Se l’assenza di un’autentica Sinistra dal dibattito politico italiano si fa sempre più sentire, il Partito Democratico stupisce ogni giorno di più: le assenze dei suoi deputati hanno consentito al Pdl di superare la prova della difficile votazione sullo scudo fiscale, una sconfitta avrebbe portato il governo Berlusconi sull’orlo dell’abisso. Anche a Gorizia non si scherza, i sostenitori di Franceschini-Serracchiani, Bersani-Martines e Marino-Carloni si sfidano senza esclusione di colpi, mentre in Consiglio Comunale l’apparentemente compatto ex-Ulivo vede delineate almeno tre strategie differenti (Slovenska Skupnost; Portelli – Waltritsch con l’appoggio esterno di Orzan; Rota e Mosetti, quest’ultimo perlatro quasi sempre assente dalle sedute).
E’ il segno di un partito nato male e avviato a una repentina disgregazione: tutto sembra far pensare a una tripartizione, l’ala destra – dalla Binetti a Rutelli – a costituire il Centro neodemocristiano con Casini e forse con il sempre più interessante Fini, l’ala centrale stabilizzata su un Centro sinistra di governo con gli ex prodiani e lo stesso Bersani, quella sinistra a tentare di ricomporre l’arcipelago della Sinistra devastato dalle recenti elezioni politiche, regionali e europee.

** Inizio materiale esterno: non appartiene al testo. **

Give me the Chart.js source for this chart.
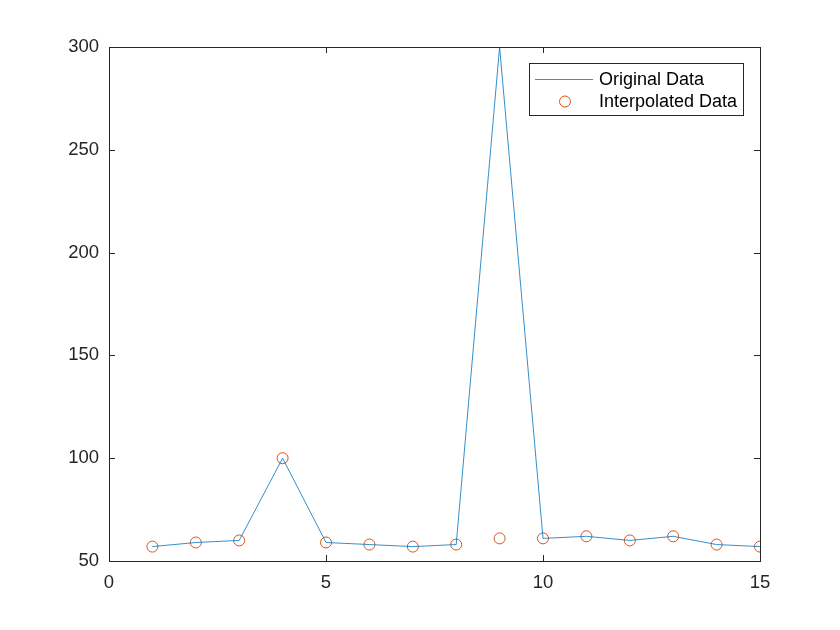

Secondo alcuni in fondo non sarebbe poi un dramma, si costituirebbe un sistema tipico in altre democrazie occidentali: cinque schieramenti con un centro in grado di allearsi da una parte o dall’altra e due componenti di stabile opposizione. In realtà non sarebbe un dramma se non si trattasse di un qualcosa già visto, e per ben quarant’anni in Italia!